--- START ---

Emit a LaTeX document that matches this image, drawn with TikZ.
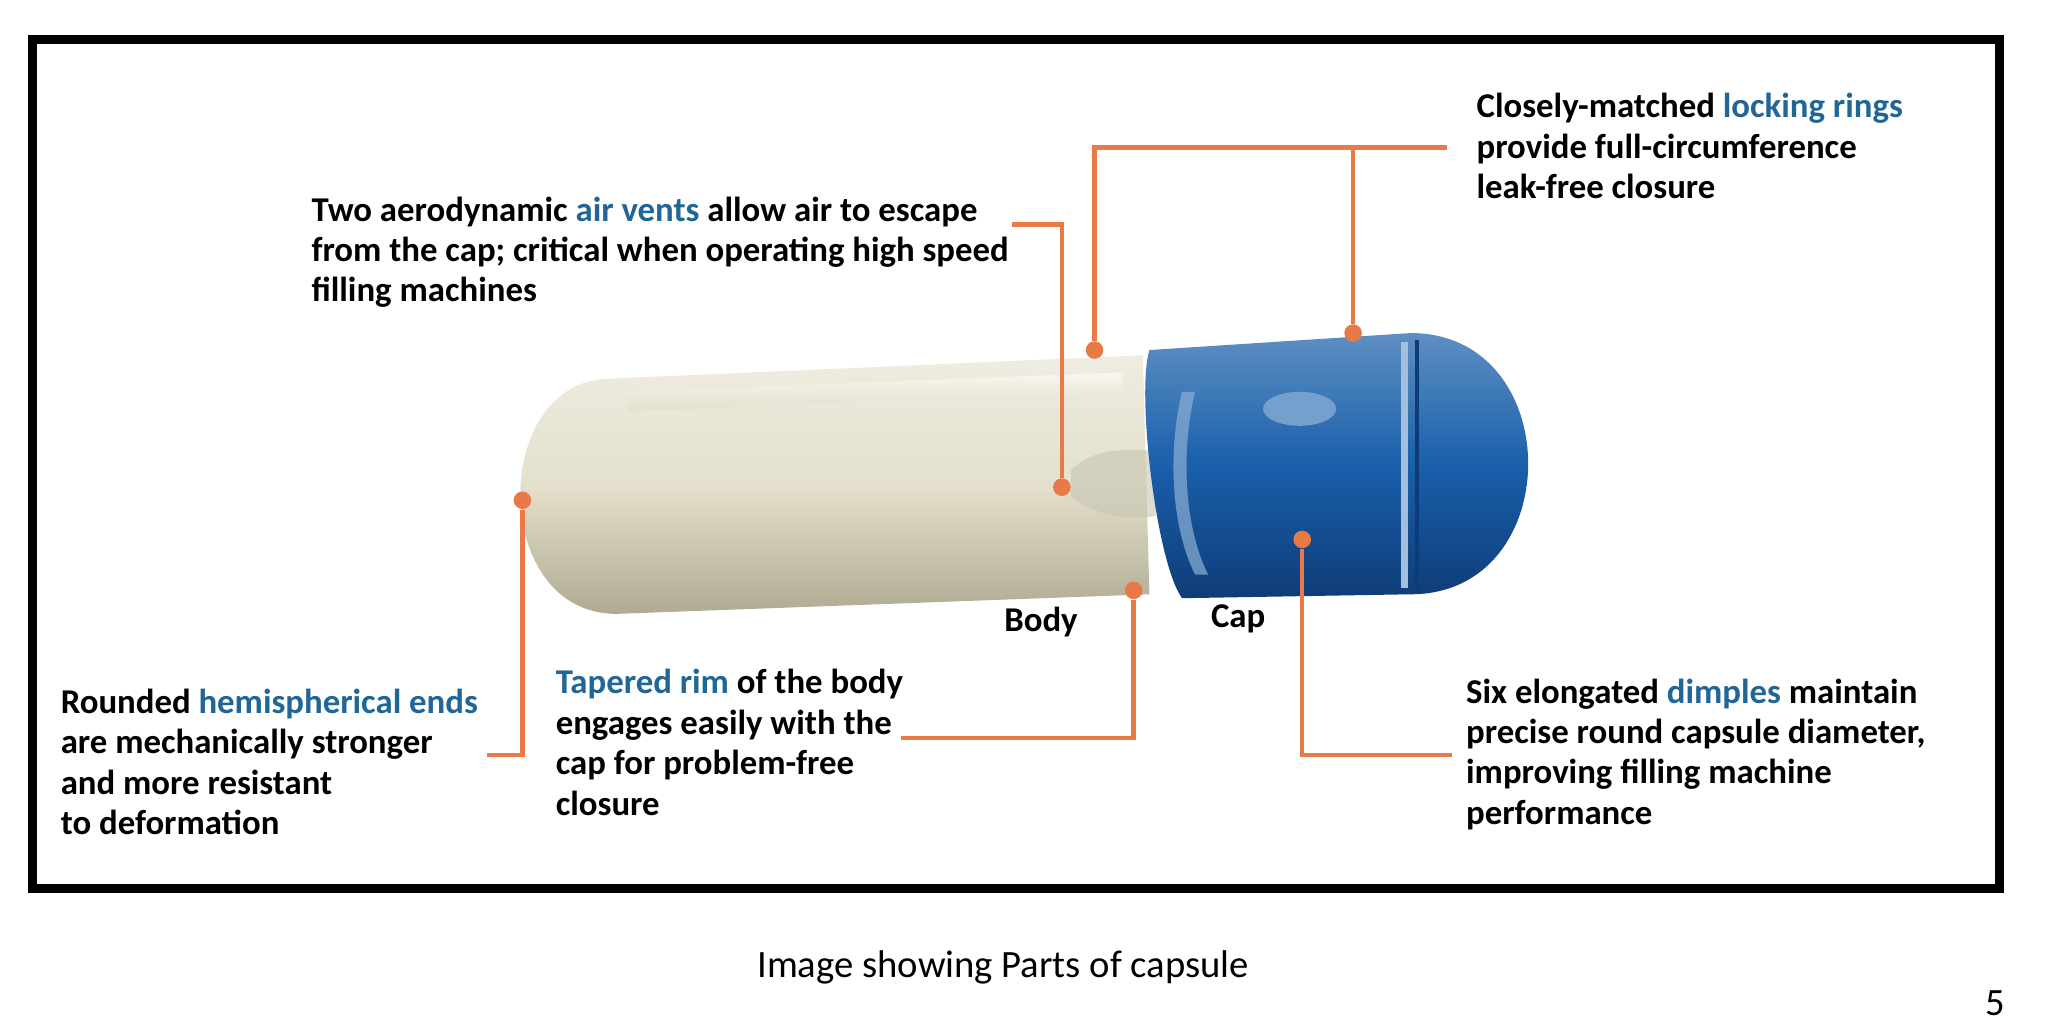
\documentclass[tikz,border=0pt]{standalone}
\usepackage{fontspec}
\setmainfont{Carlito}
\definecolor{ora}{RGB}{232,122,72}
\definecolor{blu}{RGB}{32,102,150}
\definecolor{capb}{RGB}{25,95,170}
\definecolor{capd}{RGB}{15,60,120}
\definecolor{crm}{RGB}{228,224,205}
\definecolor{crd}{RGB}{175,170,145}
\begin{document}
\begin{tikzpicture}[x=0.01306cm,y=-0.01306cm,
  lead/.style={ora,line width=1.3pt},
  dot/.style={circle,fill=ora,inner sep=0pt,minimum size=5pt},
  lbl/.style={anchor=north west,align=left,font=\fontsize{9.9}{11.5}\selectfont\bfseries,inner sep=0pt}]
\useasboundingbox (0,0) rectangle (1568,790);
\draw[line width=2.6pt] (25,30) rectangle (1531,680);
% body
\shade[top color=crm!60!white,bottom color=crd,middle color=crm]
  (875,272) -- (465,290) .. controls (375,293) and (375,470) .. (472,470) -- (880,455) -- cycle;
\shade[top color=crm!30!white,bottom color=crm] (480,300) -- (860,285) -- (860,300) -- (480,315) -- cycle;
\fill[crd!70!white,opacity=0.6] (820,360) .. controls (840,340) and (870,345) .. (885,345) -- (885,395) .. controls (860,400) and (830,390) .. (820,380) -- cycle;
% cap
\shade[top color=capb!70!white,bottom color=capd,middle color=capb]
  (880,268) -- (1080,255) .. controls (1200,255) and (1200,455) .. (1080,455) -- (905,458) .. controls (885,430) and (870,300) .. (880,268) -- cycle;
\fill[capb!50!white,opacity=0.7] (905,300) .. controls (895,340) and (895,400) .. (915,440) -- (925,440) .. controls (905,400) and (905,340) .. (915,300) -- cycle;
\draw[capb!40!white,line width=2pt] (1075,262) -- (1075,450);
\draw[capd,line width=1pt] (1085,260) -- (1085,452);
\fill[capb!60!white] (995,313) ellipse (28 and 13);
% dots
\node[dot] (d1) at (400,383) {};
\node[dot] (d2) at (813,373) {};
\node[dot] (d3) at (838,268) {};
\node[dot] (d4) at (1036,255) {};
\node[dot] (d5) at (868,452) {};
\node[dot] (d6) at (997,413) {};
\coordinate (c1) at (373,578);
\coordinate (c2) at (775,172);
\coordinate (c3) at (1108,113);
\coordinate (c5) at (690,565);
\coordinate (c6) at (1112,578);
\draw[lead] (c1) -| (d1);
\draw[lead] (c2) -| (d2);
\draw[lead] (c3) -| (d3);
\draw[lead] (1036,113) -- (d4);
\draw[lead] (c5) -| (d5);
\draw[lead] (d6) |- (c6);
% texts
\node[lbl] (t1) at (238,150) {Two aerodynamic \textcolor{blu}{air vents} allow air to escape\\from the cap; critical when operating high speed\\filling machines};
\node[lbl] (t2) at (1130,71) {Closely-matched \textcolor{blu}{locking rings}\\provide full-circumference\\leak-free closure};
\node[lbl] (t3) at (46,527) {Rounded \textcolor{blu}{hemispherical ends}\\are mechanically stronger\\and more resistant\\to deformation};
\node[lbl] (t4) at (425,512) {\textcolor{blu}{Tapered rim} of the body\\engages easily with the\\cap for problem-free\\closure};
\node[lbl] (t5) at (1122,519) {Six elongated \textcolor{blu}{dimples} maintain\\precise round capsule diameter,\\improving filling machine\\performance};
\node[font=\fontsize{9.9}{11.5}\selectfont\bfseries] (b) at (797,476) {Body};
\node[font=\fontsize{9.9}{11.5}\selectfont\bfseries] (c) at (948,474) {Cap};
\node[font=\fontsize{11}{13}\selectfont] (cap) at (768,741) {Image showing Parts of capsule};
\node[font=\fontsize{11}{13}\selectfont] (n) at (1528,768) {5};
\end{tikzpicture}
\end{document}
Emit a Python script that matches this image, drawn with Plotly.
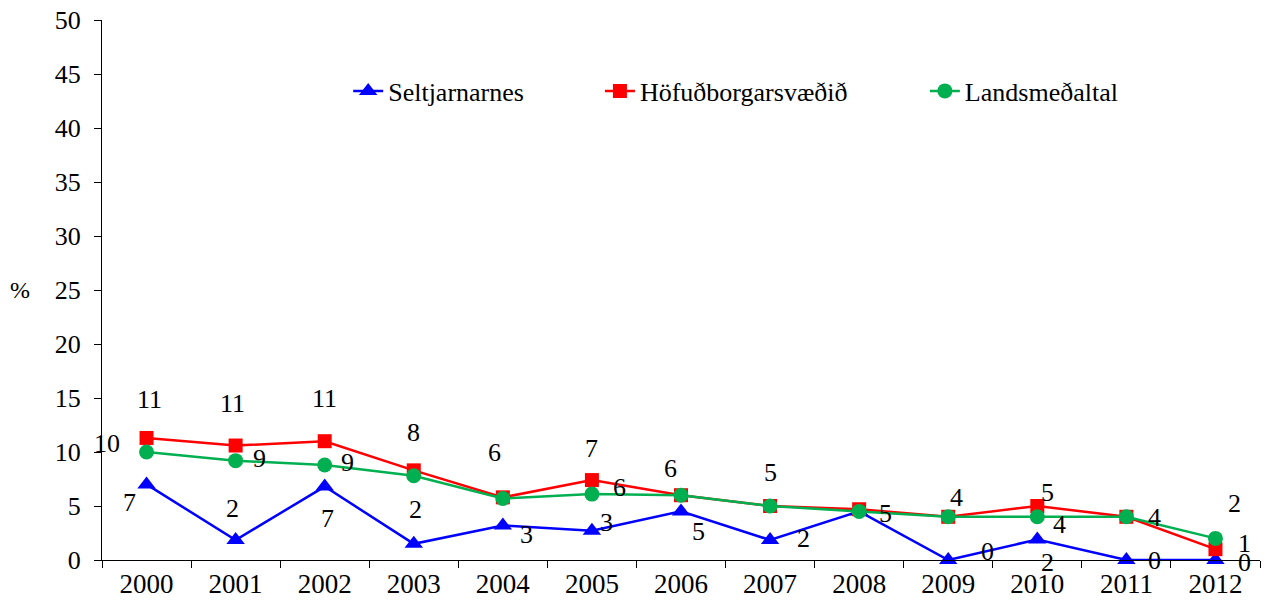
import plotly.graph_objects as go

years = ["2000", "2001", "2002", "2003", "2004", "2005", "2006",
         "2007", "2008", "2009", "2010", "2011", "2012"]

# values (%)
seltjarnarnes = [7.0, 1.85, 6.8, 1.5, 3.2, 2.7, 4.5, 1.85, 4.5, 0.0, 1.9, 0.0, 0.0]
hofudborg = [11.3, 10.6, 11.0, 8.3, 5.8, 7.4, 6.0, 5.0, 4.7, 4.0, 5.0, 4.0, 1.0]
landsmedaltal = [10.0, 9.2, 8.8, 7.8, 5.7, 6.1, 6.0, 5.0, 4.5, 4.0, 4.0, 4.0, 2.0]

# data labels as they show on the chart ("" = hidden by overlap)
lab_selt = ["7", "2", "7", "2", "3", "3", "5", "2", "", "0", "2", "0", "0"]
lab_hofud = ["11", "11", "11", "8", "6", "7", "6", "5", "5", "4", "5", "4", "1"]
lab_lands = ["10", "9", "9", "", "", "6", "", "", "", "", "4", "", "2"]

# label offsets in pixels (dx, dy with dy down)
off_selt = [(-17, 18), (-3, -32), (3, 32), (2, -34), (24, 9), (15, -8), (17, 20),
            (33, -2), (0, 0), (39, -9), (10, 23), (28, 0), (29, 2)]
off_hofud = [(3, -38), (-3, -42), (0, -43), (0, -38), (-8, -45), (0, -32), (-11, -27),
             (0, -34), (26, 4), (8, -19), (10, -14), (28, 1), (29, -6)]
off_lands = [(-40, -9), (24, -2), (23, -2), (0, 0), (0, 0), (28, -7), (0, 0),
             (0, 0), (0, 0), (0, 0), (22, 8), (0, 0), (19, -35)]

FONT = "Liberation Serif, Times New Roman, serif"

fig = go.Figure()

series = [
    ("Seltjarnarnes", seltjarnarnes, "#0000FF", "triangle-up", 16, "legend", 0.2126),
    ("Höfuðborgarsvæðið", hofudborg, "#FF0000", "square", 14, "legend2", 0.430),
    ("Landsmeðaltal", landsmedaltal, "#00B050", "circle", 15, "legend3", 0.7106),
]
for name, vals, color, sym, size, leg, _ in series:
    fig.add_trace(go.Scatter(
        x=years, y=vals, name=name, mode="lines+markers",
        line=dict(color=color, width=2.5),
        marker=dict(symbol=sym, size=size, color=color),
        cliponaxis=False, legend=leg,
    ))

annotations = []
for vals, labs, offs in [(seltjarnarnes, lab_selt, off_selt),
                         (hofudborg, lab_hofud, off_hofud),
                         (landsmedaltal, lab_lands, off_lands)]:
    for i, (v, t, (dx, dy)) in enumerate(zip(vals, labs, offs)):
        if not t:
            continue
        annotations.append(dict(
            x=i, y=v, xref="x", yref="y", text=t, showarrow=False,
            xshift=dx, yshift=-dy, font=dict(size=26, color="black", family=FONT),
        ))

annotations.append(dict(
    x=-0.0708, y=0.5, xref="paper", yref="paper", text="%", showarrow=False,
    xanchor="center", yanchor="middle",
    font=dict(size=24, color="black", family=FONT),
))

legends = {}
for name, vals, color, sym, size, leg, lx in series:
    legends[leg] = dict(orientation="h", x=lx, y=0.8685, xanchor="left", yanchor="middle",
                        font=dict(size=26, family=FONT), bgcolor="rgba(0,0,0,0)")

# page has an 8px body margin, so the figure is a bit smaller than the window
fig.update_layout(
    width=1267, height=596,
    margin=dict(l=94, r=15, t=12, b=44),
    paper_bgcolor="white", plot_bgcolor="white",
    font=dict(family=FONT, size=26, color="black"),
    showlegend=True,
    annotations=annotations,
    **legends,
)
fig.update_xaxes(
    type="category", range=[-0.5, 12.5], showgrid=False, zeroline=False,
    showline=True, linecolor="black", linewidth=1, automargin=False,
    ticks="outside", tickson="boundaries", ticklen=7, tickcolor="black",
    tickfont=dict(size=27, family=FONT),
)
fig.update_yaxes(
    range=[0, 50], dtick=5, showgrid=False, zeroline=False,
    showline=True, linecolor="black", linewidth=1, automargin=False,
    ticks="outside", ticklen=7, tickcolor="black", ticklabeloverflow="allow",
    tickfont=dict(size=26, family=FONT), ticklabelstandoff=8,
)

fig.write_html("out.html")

--- END ---

▶ [Task details]: Scan the listing above. Gather each line that contains the word "with".

▶ [Worked answer]:
Emit a LaTeX document that matches this image, drawn with TikZ.
\node[lbl] (t4) at (425,512) {\textcolor{blu}{Tapered rim} of the body\\engages easily with the\\cap for problem-free\\closure};
Emit a Python script that matches this image, drawn with Plotly.
# label offsets in pixels (dx, dy with dy down)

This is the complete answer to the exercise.